Firefighters say they were working on the fire hundreds of yards away on Smokies Ridge when a flaming ember went into the air.

"Then it jumped from this house on that ridge top to over here and we could see the spot fire," Lt. Headrick says.

Then heavy winds turned that spot fire into a house fire.

"Between each structure was propane tanks so when the propane tanks started blowing and venting that's when you know it went from structure to structure to structure," Headrick says.

Firefighters were back in the woods stamping out hotspots Friday morning.

"Twenty to thirty cabins to try to protect you know and clean around and try to keep from losing any more structures," says Gerald Shelton, Sevier County Fire Technician.

But many home owners came rushing to see if their home was ok. The Gregory family drove six hours from Ohio and are thankful their home is safe.

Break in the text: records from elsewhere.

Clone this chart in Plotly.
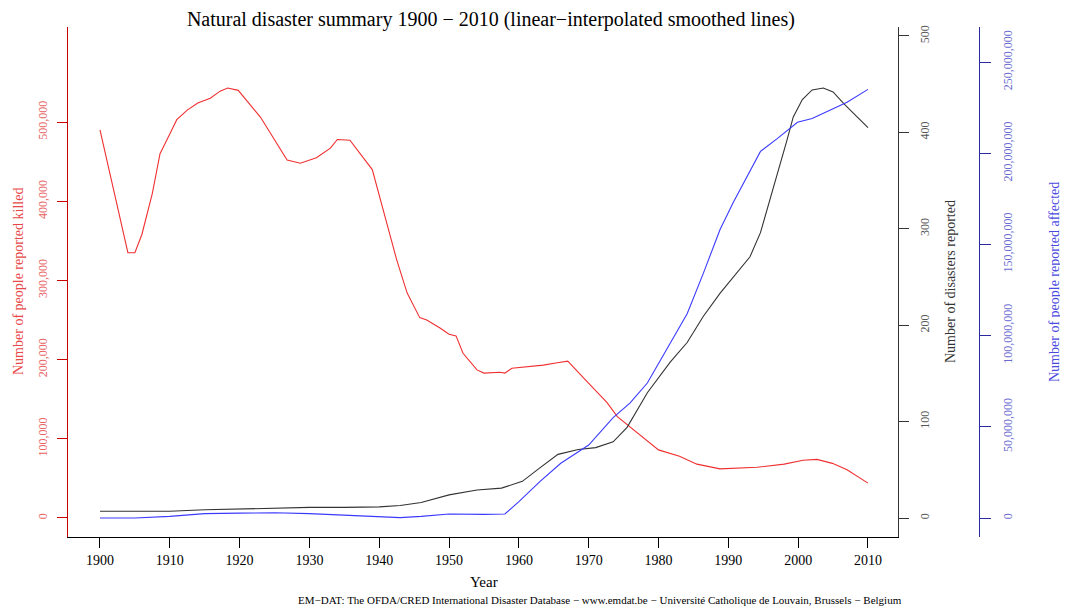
import plotly.graph_objects as go

# ---------------- data ----------------
killed_years = [1900, 1904, 1905, 1906, 1907.5, 1908.6, 1910, 1911, 1912.5, 1914, 1915.8,
                1917.2, 1918.3, 1919.8, 1923, 1926.8, 1928.7, 1931, 1933, 1934, 1935.8,
                1939, 1942.5, 1944, 1945.8, 1946.8, 1948.7, 1950, 1951, 1952, 1954, 1955,
                1957.3, 1958, 1959, 1961.2, 1963.5, 1965.5, 1967, 1969.8, 1972.6, 1974.1,
                1976.4, 1978.4, 1980, 1983, 1985.5, 1988.8, 1991.7, 1994.1, 1998, 2000.7,
                2002.7, 2004.9, 2007, 2010]
killed = [490000, 335000, 335000, 358000, 410000, 460000, 485000, 503000, 515000, 524000,
          530000, 539000, 543000, 540000, 506000, 452000, 448000, 455000, 467000, 478000,
          477000, 440000, 326000, 284000, 253000, 250000, 240000, 232000, 230000, 208000,
          187000, 183000, 184000, 183000, 189000, 191000, 193000, 196000, 198000, 172000,
          146000, 128000, 112000, 98000, 86000, 78000, 68000, 62000, 63000, 64000, 68000,
          73000, 74000, 69000, 61000, 44000]

disaster_years = [1900, 1905, 1910, 1915, 1920, 1925, 1930, 1935, 1940, 1943, 1946, 1950,
                  1954, 1957.5, 1960.5, 1963, 1965.6, 1968.5, 1971, 1973.5, 1975.5, 1978.4,
                  1981.7, 1984.1, 1986.4, 1988.8, 1991.2, 1993.1, 1994.6, 1995.7, 1997.1,
                  1998.4, 1999.3, 2000.6, 2002, 2003.6, 2005, 2006.5, 2007.9, 2010]
disasters = [7, 7, 7, 8.5, 9.5, 10, 11, 11, 11.5, 13, 16, 24, 29, 31, 38, 52, 66, 71, 73,
             79, 94, 130, 162, 182, 209, 233, 254, 271, 296, 323, 358, 392, 416, 434, 444,
             446, 442, 430, 420, 405]

affected_years = [1900, 1905, 1910, 1915, 1920, 1925, 1930, 1935, 1940, 1943, 1946, 1950,
                  1955, 1958, 1960, 1963, 1966, 1970, 1973.5, 1975.9, 1978.4, 1981.7,
                  1984.1, 1986.4, 1988.8, 1990.7, 1992.7, 1994.6, 1997, 1999.9, 2002,
                  2004.2, 2007, 2010]
affected_millions = [0, 0, 0.9, 2.4, 2.7, 2.9, 2.4, 1.5, 0.4, 0.2, 0.9, 2.2, 2.0, 2.2, 9,
                     20, 30, 40, 55, 63, 74, 96, 112, 134, 158, 173, 187, 201, 208, 217,
                     219, 223, 228, 235]
affected = [v * 1e6 for v in affected_millions]

year_ticks = list(range(1900, 2011, 10))
killed_ticks = [0, 100000, 200000, 300000, 400000, 500000]
disaster_ticks = [0, 100, 200, 300, 400, 500]
affected_ticks = [0, 50e6, 100e6, 150e6, 200e6, 250e6]

TITLE = "Natural disaster summary 1900 \u2212 2010 (linear\u2212interpolated smoothed lines)"
CAPTION = ("EM\u2212DAT: The OFDA/CRED International Disaster Database \u2212 www.emdat.be "
           "\u2212 Universit\u00e9 Catholique de Louvain, Brussels \u2212 Belgium")

# ---------------- layout geometry ----------------
# the page body has an 8px margin, so the figure is drawn 8px right/down
OFF = 8
W, H = 1068 - OFF, 606 - OFF
L = 68 - OFF            # left axis at x=68 in the window
T = 27 - OFF            # plot top at y=27
R = W - (979 - OFF)     # blue axis at x=979
B = H - (537 - OFF)     # x axis at y=537
PW = W - L - R
PH = H - T - B
X_END = 898             # right end of x axis (window px)


def px(x):
    return (x - OFF - L) / PW


def py(y):
    return (H - B - (y - OFF)) / PH


FONT = "Liberation Serif"
RED_LINE = "#f03030"
RED_AXIS = "#c80000"
RED_TXT = "#e86060"
BLUE_LINE = "#3a3aff"
BLUE_AXIS = "#2a2aa0"
BLUE_TXT = "#6a6ad0"
BLACK_LINE = "#333333"

fig = go.Figure()
fig.add_trace(go.Scatter(x=killed_years, y=killed, mode="lines",
                         line=dict(color=RED_LINE, width=1.1), yaxis="y",
                         name="Killed", showlegend=False))
fig.add_trace(go.Scatter(x=disaster_years, y=disasters, mode="lines",
                         line=dict(color=BLACK_LINE, width=1.1), yaxis="y2",
                         name="Disasters", showlegend=False))
fig.add_trace(go.Scatter(x=affected_years, y=affected, mode="lines",
                         line=dict(color=BLUE_LINE, width=1.1), yaxis="y3",
                         name="Affected", showlegend=False))

fig.update_layout(
    width=W, height=H,
    margin=dict(l=L, r=R, t=T, b=B),
    paper_bgcolor="white", plot_bgcolor="white",
    font=dict(family=FONT, color="black"),
    title=dict(text=TITLE, x=px(483), xanchor="center", y=1 - (19 - OFF) / H,
               yanchor="middle", font=dict(size=20, family=FONT, color="black")),
    xaxis=dict(domain=[0, px(X_END)], range=[1895.42, 2014.3],
               showgrid=False, zeroline=False, showline=True, linecolor="black",
               linewidth=1, ticks="outside", ticklen=10, tickcolor="black",
               tickvals=year_ticks, tickfont=dict(size=14, family=FONT, color="black"),
               ticklabelstandoff=0),
    yaxis=dict(range=[-24000, 620000], showgrid=False, zeroline=False, showline=True,
               linecolor=RED_AXIS, linewidth=1.3, ticks="outside", ticklen=10,
               tickcolor=RED_AXIS, tickvals=killed_ticks, tickformat=",d",
               tickangle=-90, tickfont=dict(size=12, family=FONT, color=RED_TXT),
               ticklabelstandoff=5),
    yaxis2=dict(range=[-19.7, 509.3], overlaying="y", side="right", anchor="x",
                showgrid=False, zeroline=False, showline=True, linecolor="#333333",
                linewidth=1.3, ticks="outside", ticklen=10, tickcolor="#333333",
                tickvals=disaster_ticks, tickangle=-90,
                tickfont=dict(size=12, family=FONT, color="#555555"),
                ticklabelstandoff=5),
    yaxis3=dict(range=[-10.4e6, 269.2e6], overlaying="y", side="right", anchor="free",
                position=1.0, showgrid=False, zeroline=False, showline=True,
                linecolor=BLUE_AXIS, linewidth=1.3, ticks="outside", ticklen=11,
                tickcolor=BLUE_AXIS, tickvals=affected_ticks, tickformat=",d",
                tickangle=-90, tickfont=dict(size=12, family=FONT, color=BLUE_TXT),
                ticklabelstandoff=6),
)

ann = [
    dict(text="Number of people reported killed", x=px(18), y=0.5, textangle=-90,
         font=dict(size=14, family=FONT, color="#e84848")),
    dict(text="Number of disasters reported", x=px(950), y=0.5, textangle=-90,
         font=dict(size=14, family=FONT, color="#333333")),
    dict(text="Number of people reported affected", x=px(1054), y=0.5, textangle=-90,
         font=dict(size=14, family=FONT, color="#4a4ae0")),
    dict(text="Year", x=px(484), y=py(582), font=dict(size=15, family=FONT, color="black")),
]
for a in ann:
    fig.add_annotation(xref="paper", yref="paper", showarrow=False,
                       xanchor="center", yanchor="middle", **a)
fig.add_annotation(text=CAPTION, xref="paper", yref="paper", x=px(904), y=py(600),
                   xanchor="right", yanchor="middle", showarrow=False,
                   font=dict(size=11, family=FONT, color="black"))

fig.write_html("out.html")
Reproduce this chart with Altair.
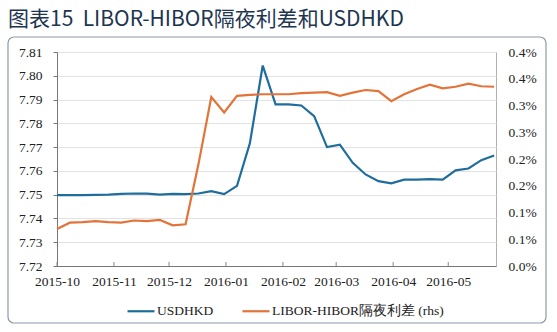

"Our granddaughter is seven and she would be very sad because she just loves coming down here," says Vickie Gregory.

But fighting fires where homes have invaded the wilderness is difficult.

"With the power lines and propane tanks you just have to be really careful. You know, you have to come back and continually stay on top of it," says Nathan Waters from the Forestry Department.

And with good fire conditions, they say they're doing their best.

"Anytime that you have the high winds and the low humidity you've always got that danger of the fire kicking back up," Shelton says.

Officials say firefighters from west Tennessee have come in to assist.

The fire has now burned more than 175 acres.

Crews have no idea on when the fire will be completely extinguished.